* start Supplied data *

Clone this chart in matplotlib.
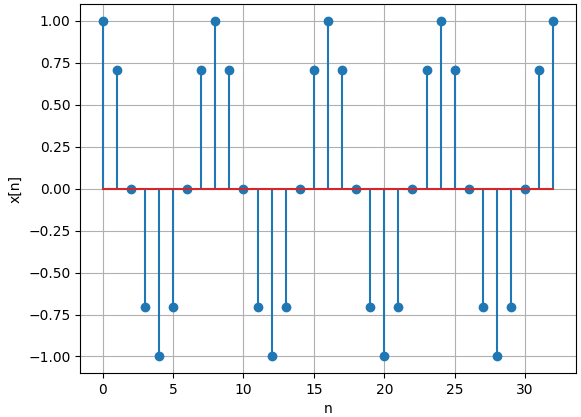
import matplotlib
matplotlib.use("Agg")
import matplotlib.pyplot as plt
import numpy as np

# sample index and values
n = list(range(33))
x = [1.0, 0.707, 0.0, -0.707, -1.0, -0.707, 0.0, 0.707,
     1.0, 0.707, 0.0, -0.707, -1.0, -0.707, 0.0, 0.707,
     1.0, 0.707, 0.0, -0.707, -1.0, -0.707, 0.0, 0.707,
     1.0, 0.707, 0.0, -0.707, -1.0, -0.707, 0.0, 0.707,
     1.0]

fig = plt.figure(figsize=(5.81, 4.17), dpi=100)
ax = fig.add_axes([0.138, 0.105, 0.853, 0.885])
ax.stem(n, x)
ax.set_xlabel("n")
ax.set_ylabel("x[n]")
ax.grid(True)
fig.savefig("out.png", dpi=100)
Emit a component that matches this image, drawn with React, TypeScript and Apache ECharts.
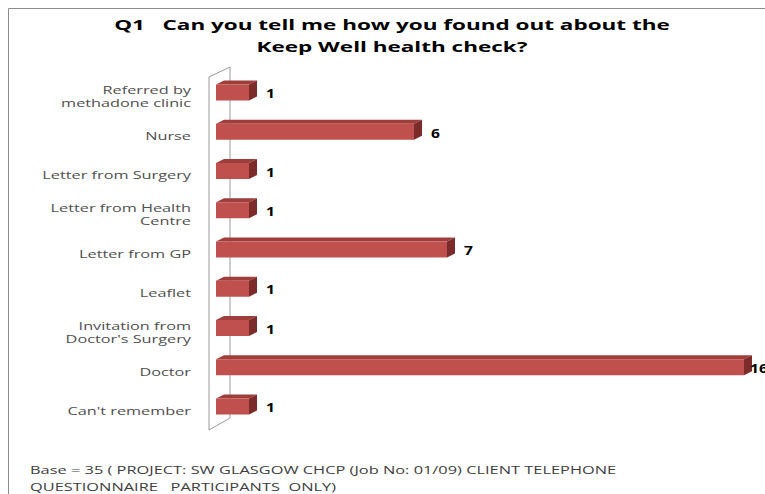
import React, { useEffect, useRef } from "react";
import * as echarts from "echarts";

const categories = [
  "Referred by\nmethadone clinic",
  "Nurse",
  "Letter from Surgery",
  "Letter from Health\nCentre",
  "Letter from GP",
  "Leaflet",
  "Invitation from\nDoctor's Surgery",
  "Doctor",
  "Can't remember",
];
const values = [1, 6, 1, 1, 7, 1, 1, 16, 1];
const titleLines = ["Q1   Can you tell me how you found out about the", "Keep Well health check?"];
const footLines = [
  "Base = 35 ( PROJECT: SW GLASGOW CHCP (Job No: 01/09) CLIENT TELEPHONE",
  "QUESTIONNAIRE   PARTICIPANTS  ONLY)",
];

const FRONT = "#c0504d";
const TOP = "#9e3d3a";
const SIDE = "#7b2b29";

export default function App() {
  const ref = useRef<HTMLDivElement>(null);
  useEffect(() => {
    if (!ref.current) return;
    const chart = echarts.init(ref.current, undefined, { renderer: "svg" });
    const txt = (
      text: string,
      x: number,
      y: number,
      font: string,
      fill: string,
      align: string,
      scaleX: number
    ) => ({
      type: "text",
      x,
      y,
      scaleX,
      z: 10,
      style: {
        text,
        x: 0,
        y: 0,
        font,
        fill,
        align,
        textAlign: align,
        verticalAlign: "middle",
        textVerticalAlign: "middle",
      },
    });
    chart.setOption({
      animation: false,
      backgroundColor: "#ffffff",
      grid: { left: 216, top: 77, height: 353, width: 16.5 * 33, outerBoundsMode: "none" },
      xAxis: { type: "value", min: 0, max: 16.5, show: false },
      yAxis: {
        type: "category",
        inverse: true,
        data: categories,
        axisLine: { show: false },
        axisTick: { show: false },
        axisLabel: { show: false },
      },
      graphic: [
        {
          type: "rect",
          shape: { x: 8.5, y: 8.5, width: 900, height: 600 },
          style: { fill: "none", stroke: "#8c8c8c", lineWidth: 1 },
          z: 1,
        },
        {
          type: "polygon",
          shape: { points: [[209, 77], [230, 67], [230, 418], [209, 430]] },
          style: { fill: "#ffffff", stroke: "#9a9a9a", lineWidth: 1 },
          z: 1,
        },
        txt(titleLines[0], 392, 25, "bold 15px 'Open Sans'", "#000000", "center", 1.5),
        txt(titleLines[1], 392, 47, "bold 15px 'Open Sans'", "#000000", "center", 1.5),
        txt(footLines[0], 30, 470, "10.5px 'Open Sans'", "#404040", "left", 1.56),
        txt(footLines[1], 30, 487, "10.5px 'Open Sans'", "#404040", "left", 1.56),
      ],
      series: [
        {
          type: "custom",
          coordinateSystem: "cartesian2d",
          encode: { x: 0, y: 1 },
          data: values.map((v, i) => [v, i]),
          z: 5,
          renderItem: (params: any, api: any) => {
            const idx = api.value(1);
            const v = api.value(0);
            const c = api.coord([0, idx]);
            const e = api.coord([v, idx]);
            const x0 = c[0];
            const x1 = e[0];
            const cy = c[1];
            const top = cy - 12;
            const bottom = cy + 4;
            const dx = 8;
            const dy = 4;
            const lx = Math.min(x1 + dx + 9, 750);
            return {
              type: "group",
              children: [
                {
                  type: "polygon",
                  shape: { points: [[x0, top], [x0 + dx, top - dy], [x1 + dx, top - dy], [x1, top]] },
                  style: { fill: TOP },
                },
                {
                  type: "polygon",
                  shape: { points: [[x1, top], [x1 + dx, top - dy], [x1 + dx, bottom - dy], [x1, bottom]] },
                  style: { fill: SIDE },
                },
                {
                  type: "rect",
                  shape: { x: x0, y: top, width: x1 - x0, height: bottom - top },
                  style: { fill: FRONT },
                },
                {
                  type: "text",
                  x: lx,
                  y: cy - 3,
                  scaleX: 1.3,
                  style: {
                    text: String(values[idx]),
                    x: 0,
                    y: 0,
                    font: "bold 12px 'Open Sans'",
                    fill: "#000000",
                    align: "left",
                    textAlign: "left",
                    verticalAlign: "middle",
                    textVerticalAlign: "middle",
                  },
                },
                {
                  type: "text",
                  x: 191,
                  y: cy,
                  scaleX: 1.48,
                  style: {
                    text: categories[idx],
                    x: 0,
                    y: 0,
                    font: "11px 'Open Sans'",
                    lineHeight: 13,
                    fill: "#505050",
                    align: "right",
                    textAlign: "right",
                    verticalAlign: "middle",
                    textVerticalAlign: "middle",
                  },
                },
              ],
            };
          },
        },
      ],
    });
    return () => chart.dispose();
  }, []);
  return (
    <div
      ref={ref}
      style={{ position: "fixed", left: 0, top: 0, width: 765, height: 494, background: "#fff" }}
    />
  );
}
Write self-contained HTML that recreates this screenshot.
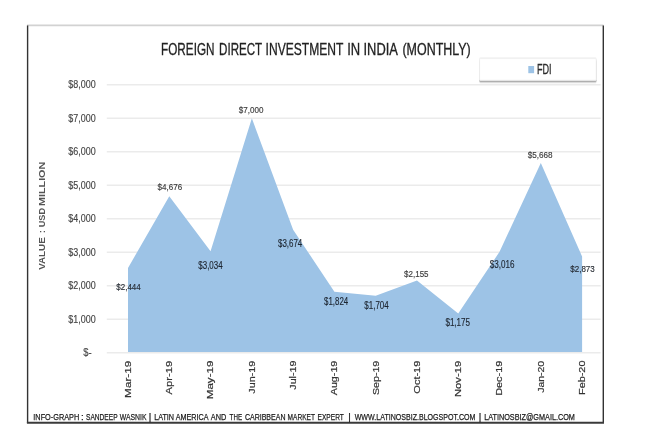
<!DOCTYPE html>
<html><head><meta charset="utf-8"><title>Foreign Direct Investment in India (Monthly)</title>
<style>
html,body{margin:0;padding:0;background:#fff;}
body{width:660px;height:440px;overflow:hidden;font-family:"Liberation Sans",sans-serif;}
svg{display:block;filter:blur(0.3px);}
text{font-family:"Liberation Sans",sans-serif;}
</style></head><body>
<svg width="660" height="440" viewBox="0 0 660 440">
<defs><filter id="sh" x="-10%" y="-40%" width="120%" height="200%"><feGaussianBlur in="SourceAlpha" stdDeviation="0.45 0.8"/><feOffset dx="0.2" dy="1.2"/><feComponentTransfer><feFuncA type="linear" slope="0.55"/></feComponentTransfer><feMerge><feMergeNode/><feMergeNode in="SourceGraphic"/></feMerge></filter></defs>
<rect x="0" y="0" width="660" height="440" fill="#fff"/>
<line x1="27" y1="25.4" x2="603.5" y2="25.4" stroke="#d2d2d2" stroke-width="1.8"/>
<line x1="27.6" y1="25.6" x2="27.6" y2="423" stroke="#333" stroke-width="1.4"/>
<line x1="603.3" y1="25.6" x2="603.3" y2="423" stroke="#333" stroke-width="1.4"/>
<line x1="26.9" y1="422.8" x2="604" y2="422.8" stroke="#3a3a3a" stroke-width="2"/>

<g stroke="#ebebeb" stroke-width="1.4">
<line x1="106.8" y1="352.80" x2="600.6" y2="352.80"/>
<line x1="106.8" y1="319.30" x2="600.6" y2="319.30"/>
<line x1="106.8" y1="285.80" x2="600.6" y2="285.80"/>
<line x1="106.8" y1="252.30" x2="600.6" y2="252.30"/>
<line x1="106.8" y1="218.80" x2="600.6" y2="218.80"/>
<line x1="106.8" y1="185.30" x2="600.6" y2="185.30"/>
<line x1="106.8" y1="151.80" x2="600.6" y2="151.80"/>
<line x1="106.8" y1="118.30" x2="600.6" y2="118.30"/>
<line x1="106.8" y1="84.80" x2="600.6" y2="84.80"/>
</g>
<polygon points="128.00,352.1 128.00,268.00 169.28,196.15 210.56,251.16 251.85,118.30 293.13,229.72 334.41,291.70 375.69,295.72 416.97,280.61 458.25,313.44 499.54,251.76 540.82,162.92 582.10,256.55 582.10,352.1" fill="#9dc3e6"/>
<g font-size="10.6" fill="#444" stroke="#444" stroke-width="0.15">
<text x="83.18" y="356.40" textLength="8.35" lengthAdjust="spacingAndGlyphs">$-</text>
<text x="68.24" y="322.90" textLength="27.41" lengthAdjust="spacingAndGlyphs">$1,000</text>
<text x="68.24" y="289.40" textLength="27.41" lengthAdjust="spacingAndGlyphs">$2,000</text>
<text x="68.24" y="255.90" textLength="27.41" lengthAdjust="spacingAndGlyphs">$3,000</text>
<text x="68.24" y="222.40" textLength="27.41" lengthAdjust="spacingAndGlyphs">$4,000</text>
<text x="68.24" y="188.90" textLength="27.41" lengthAdjust="spacingAndGlyphs">$5,000</text>
<text x="68.24" y="155.40" textLength="27.41" lengthAdjust="spacingAndGlyphs">$6,000</text>
<text x="68.24" y="121.90" textLength="27.41" lengthAdjust="spacingAndGlyphs">$7,000</text>
<text x="68.24" y="88.40" textLength="27.41" lengthAdjust="spacingAndGlyphs">$8,000</text>
</g>
<g fill="#222" stroke="#222" stroke-width="0.15">
<text x="116.36" y="289.90" font-size="9.8" fill="#262b33" stroke="#262b33" textLength="24.32" lengthAdjust="spacingAndGlyphs">$2,444</text>
<text x="157.50" y="190.40" font-size="9.4" fill="#3c3c3c" stroke="#3c3c3c" textLength="24.72" lengthAdjust="spacingAndGlyphs">$4,676</text>
<text x="198.35" y="268.80" font-size="10.2" fill="#1d2530" stroke="#1d2530" textLength="24.21" lengthAdjust="spacingAndGlyphs">$3,034</text>
<text x="238.77" y="112.70" font-size="9.4" fill="#3c3c3c" stroke="#3c3c3c" textLength="24.60" lengthAdjust="spacingAndGlyphs">$7,000</text>
<text x="278.02" y="246.60" font-size="10.2" fill="#1d2530" stroke="#1d2530" textLength="24.26" lengthAdjust="spacingAndGlyphs">$3,674</text>
<text x="324.02" y="305.30" font-size="10.2" fill="#1d2530" stroke="#1d2530" textLength="24.26" lengthAdjust="spacingAndGlyphs">$1,824</text>
<text x="364.36" y="309.40" font-size="10.2" fill="#1d2530" stroke="#1d2530" textLength="24.31" lengthAdjust="spacingAndGlyphs">$1,704</text>
<text x="404.11" y="277.10" font-size="9.4" fill="#3c3c3c" stroke="#3c3c3c" textLength="24.44" lengthAdjust="spacingAndGlyphs">$2,155</text>
<text x="445.40" y="326.10" font-size="10.2" fill="#1d2530" stroke="#1d2530" textLength="24.69" lengthAdjust="spacingAndGlyphs">$1,175</text>
<text x="489.67" y="267.80" font-size="10.2" fill="#1d2530" stroke="#1d2530" textLength="24.72" lengthAdjust="spacingAndGlyphs">$3,016</text>
<text x="527.65" y="158.30" font-size="9.4" fill="#3c3c3c" stroke="#3c3c3c" textLength="25.00" lengthAdjust="spacingAndGlyphs">$5,668</text>
<text x="570.32" y="272.40" font-size="9.8" fill="#262b33" stroke="#262b33" textLength="24.44" lengthAdjust="spacingAndGlyphs">$2,873</text>
</g>
<g font-size="9.7" fill="#333" stroke="#333" stroke-width="0.2">
<text transform="translate(130.70,497.00) rotate(-90)" x="99.13" textLength="37.12" lengthAdjust="spacingAndGlyphs">Mar-19</text>
<text transform="translate(172.00,494.40) rotate(-90)" x="99.94" textLength="33.60" lengthAdjust="spacingAndGlyphs">Apr-19</text>
<text transform="translate(213.30,498.40) rotate(-90)" x="99.19" textLength="38.62" lengthAdjust="spacingAndGlyphs">May-19</text>
<text transform="translate(254.60,493.30) rotate(-90)" x="99.64" textLength="32.83" lengthAdjust="spacingAndGlyphs">Jun-19</text>
<text transform="translate(295.90,489.30) rotate(-90)" x="99.64" textLength="29.03" lengthAdjust="spacingAndGlyphs">Jul-19</text>
<text transform="translate(337.20,495.20) rotate(-90)" x="99.98" textLength="34.55" lengthAdjust="spacingAndGlyphs">Aug-19</text>
<text transform="translate(378.50,494.40) rotate(-90)" x="99.38" textLength="34.29" lengthAdjust="spacingAndGlyphs">Sep-19</text>
<text transform="translate(419.80,493.30) rotate(-90)" x="99.64" textLength="33.02" lengthAdjust="spacingAndGlyphs">Oct-19</text>
<text transform="translate(461.10,496.30) rotate(-90)" x="99.32" textLength="36.15" lengthAdjust="spacingAndGlyphs">Nov-19</text>
<text transform="translate(502.40,495.20) rotate(-90)" x="99.35" textLength="35.10" lengthAdjust="spacingAndGlyphs">Dec-19</text>
<text transform="translate(543.70,492.50) rotate(-90)" x="99.65" textLength="32.07" lengthAdjust="spacingAndGlyphs">Jan-20</text>
<text transform="translate(585.00,494.30) rotate(-90)" x="99.35" textLength="34.39" lengthAdjust="spacingAndGlyphs">Feb-20</text>
</g>
<g font-size="15.7" fill="#222" stroke="#222" stroke-width="0.3">
<text x="161.02" y="54.7" textLength="53.49" lengthAdjust="spacingAndGlyphs">FOREIGN</text>
<text x="219.06" y="54.7" textLength="43.13" lengthAdjust="spacingAndGlyphs">DIRECT</text>
<text x="265.60" y="54.7" textLength="77.71" lengthAdjust="spacingAndGlyphs">INVESTMENT</text>
<text x="347.21" y="54.7" textLength="12.99" lengthAdjust="spacingAndGlyphs">IN</text>
<text x="363.52" y="54.7" textLength="34.36" lengthAdjust="spacingAndGlyphs">INDIA</text>
<text x="402.43" y="54.7" textLength="68.27" lengthAdjust="spacingAndGlyphs">(MONTHLY)</text>
</g>
<g font-size="8.2" font-weight="bold" fill="#555" transform="translate(45.0,369.6) rotate(-90)">
<text x="99.82" y="0" textLength="32.54" lengthAdjust="spacingAndGlyphs">VALUE</text>
<text x="142.24" y="0" textLength="19.46" lengthAdjust="spacingAndGlyphs">USD</text>
<text x="163.71" y="0" textLength="44.12" lengthAdjust="spacingAndGlyphs">MILLION</text>
<text x="138.1" y="0" text-anchor="middle">:</text>
</g>
<rect x="479.6" y="58.6" width="116.6" height="21.6" rx="0.6" fill="#fff" stroke="#f1f1f1" stroke-width="0.9" filter="url(#sh)"/>
<rect x="528.3" y="66" width="5.8" height="7.2" fill="#9dc3e6"/>
<text x="536.97" y="74.4" font-size="14" fill="#2a2a2a" stroke="#2a2a2a" stroke-width="0.3" textLength="14.64" lengthAdjust="spacingAndGlyphs">FDI</text>
<g font-size="9.7" fill="#1a1a1a" stroke="#1a1a1a" stroke-width="0.25">
<text x="33.34" y="419.75" textLength="45.89" lengthAdjust="spacingAndGlyphs">INFO-GRAPH</text>
<text x="85.97" y="419.75" textLength="31.61" lengthAdjust="spacingAndGlyphs">SANDEEP</text>
<text x="119.70" y="419.75" textLength="26.76" lengthAdjust="spacingAndGlyphs">WASNIK</text>
<text x="154.16" y="419.75" textLength="19.90" lengthAdjust="spacingAndGlyphs">LATIN</text>
<text x="175.68" y="419.75" textLength="33.01" lengthAdjust="spacingAndGlyphs">AMERICA</text>
<text x="210.81" y="419.75" textLength="15.60" lengthAdjust="spacingAndGlyphs">AND</text>
<text x="229.62" y="419.75" textLength="12.43" lengthAdjust="spacingAndGlyphs">THE</text>
<text x="244.90" y="419.75" textLength="40.63" lengthAdjust="spacingAndGlyphs">CARIBBEAN</text>
<text x="287.62" y="419.75" textLength="27.32" lengthAdjust="spacingAndGlyphs">MARKET</text>
<text x="317.62" y="419.75" textLength="26.16" lengthAdjust="spacingAndGlyphs">EXPERT</text>
<text x="354.71" y="419.75" textLength="120.72" lengthAdjust="spacingAndGlyphs">WWW.LATINOSBIZ.BLOGSPOT.COM</text>
<text x="484.16" y="419.75" textLength="90.76" lengthAdjust="spacingAndGlyphs">LATINOSBIZ@GMAIL.COM</text>
<text x="82.3" y="419.75" text-anchor="middle">:</text>
<text x="150.0" y="419.75" text-anchor="middle">|</text>
<text x="349.5" y="419.75" text-anchor="middle">|</text>
<text x="480.0" y="419.75" text-anchor="middle">|</text>
</g>
</svg></body></html>
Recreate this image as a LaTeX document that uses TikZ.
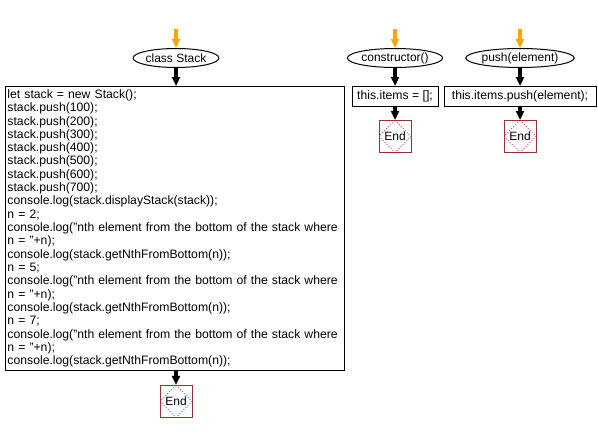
\documentclass[tikz,border=0pt]{standalone}
\usepackage{fontspec}
\setmainfont{Liberation Sans}
\usetikzlibrary{shapes.geometric,arrows.meta,positioning}
\definecolor{entryorange}{HTML}{FFA500}
\definecolor{endred}{HTML}{993333}
\definecolor{dotred}{HTML}{CC2222}

\begin{document}
\begin{tikzpicture}[x=1pt,y=-1pt,node distance=18pt,
  flow/.style={-{Triangle[width=8pt,length=9pt]},line width=3.5pt,black},
  entry/.style={-{Triangle[width=8pt,length=9pt]},line width=3.5pt,entryorange},
  start node/.style={ellipse,draw,line width=1pt,inner sep=0pt,minimum height=19pt,font=\fontsize{12}{13.33}\selectfont},
  code node/.style={rectangle,draw,line width=1pt,inner sep=2pt,align=left,minimum height=20pt,font=\fontsize{12.2}{13.33}\selectfont},
  end node/.style={rectangle,draw=endred,line width=1pt,minimum size=32pt,inner sep=0pt,font=\fontsize{12}{14}\selectfont,
    path picture={\draw[dotred,dotted,line width=0.8pt] (path picture bounding box.north) -- (path picture bounding box.east)
      -- (path picture bounding box.south) -- (path picture bounding box.west) -- cycle;}}]
			
			\useasboundingbox (0,0) rectangle (598,432);
			
			% class Stack
			\node[start node, minimum width=78pt] (cls) at (176,58) {class Stack};
			\node[code node, text width=335pt, inner ysep=3pt, below=of cls, xshift=-1pt] (body) {let stack = new Stack();\\
				stack.push(100);\\
				stack.push(200);\\
				stack.push(300);\\
				stack.push(400);\\
				stack.push(500);\\
				stack.push(600);\\
				stack.push(700);\\
				console.log(stack.displayStack(stack));\\
				n = 2;\\
				console.log("nth element from the bottom of the stack where\\
				n = "+n);\\
				console.log(stack.getNthFromBottom(n));\\
				n = 5;\\
				console.log("nth element from the bottom of the stack where\\
				n = "+n);\\
				console.log(stack.getNthFromBottom(n));\\
				n = 7;\\
				console.log("nth element from the bottom of the stack where\\
				n = "+n);\\
				console.log(stack.getNthFromBottom(n));};
			\node[end node, below=14pt of body, xshift=1pt] (end1) {End};
			
			% constructor
			\node[start node, minimum width=84pt] (ctor) at (395,58) {constructor()};
			\node[code node, minimum width=86pt, below=of ctor] (init) {this.items = [];};
			\node[end node, below=13pt of init] (end2) {End};
			
			% push
			\node[start node, minimum width=97pt] (push) at (520,58) {push(element)};
			\node[code node, minimum width=152pt, below=of push] (add) {this.items.push(element);};
			\node[end node, below=13pt of add] (end3) {End};
			
			\coordinate (in1) at (176,29);
			\coordinate (in2) at (395,29);
			\coordinate (in3) at (520,29);
			
			\draw[entry] (in1) -- (cls);
			\draw[entry] (in2) -- (ctor);
			\draw[entry] (in3) -- (push);
			
			\draw[flow] (cls) -- (cls |- body.north);
			\draw[flow] (end1 |- body.south) -- (end1);
			\draw[flow] (ctor) -- (init);
			\draw[flow] (init) -- (end2);
			\draw[flow] (push) -- (add);
			\draw[flow] (add) -- (end3);

		\end{tikzpicture}
\end{document}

* end Supplied data *

Task objective →
Leave out the pictures. Transcribe only the lines above, from the first through the one that contains "import * as".

The reply →
Clone this chart in matplotlib.
import matplotlib
matplotlib.use("Agg")
import matplotlib.pyplot as plt
import numpy as np

# sample index and values
n = list(range(33))
x = [1.0, 0.707, 0.0, -0.707, -1.0, -0.707, 0.0, 0.707,
     1.0, 0.707, 0.0, -0.707, -1.0, -0.707, 0.0, 0.707,
     1.0, 0.707, 0.0, -0.707, -1.0, -0.707, 0.0, 0.707,
     1.0, 0.707, 0.0, -0.707, -1.0, -0.707, 0.0, 0.707,
     1.0]

fig = plt.figure(figsize=(5.81, 4.17), dpi=100)
ax = fig.add_axes([0.138, 0.105, 0.853, 0.885])
ax.stem(n, x)
ax.set_xlabel("n")
ax.set_ylabel("x[n]")
ax.grid(True)
fig.savefig("out.png", dpi=100)
Emit a component that matches this image, drawn with React, TypeScript and Apache ECharts.
import React, { useEffect, useRef } from "react";
import * as echarts from "echarts";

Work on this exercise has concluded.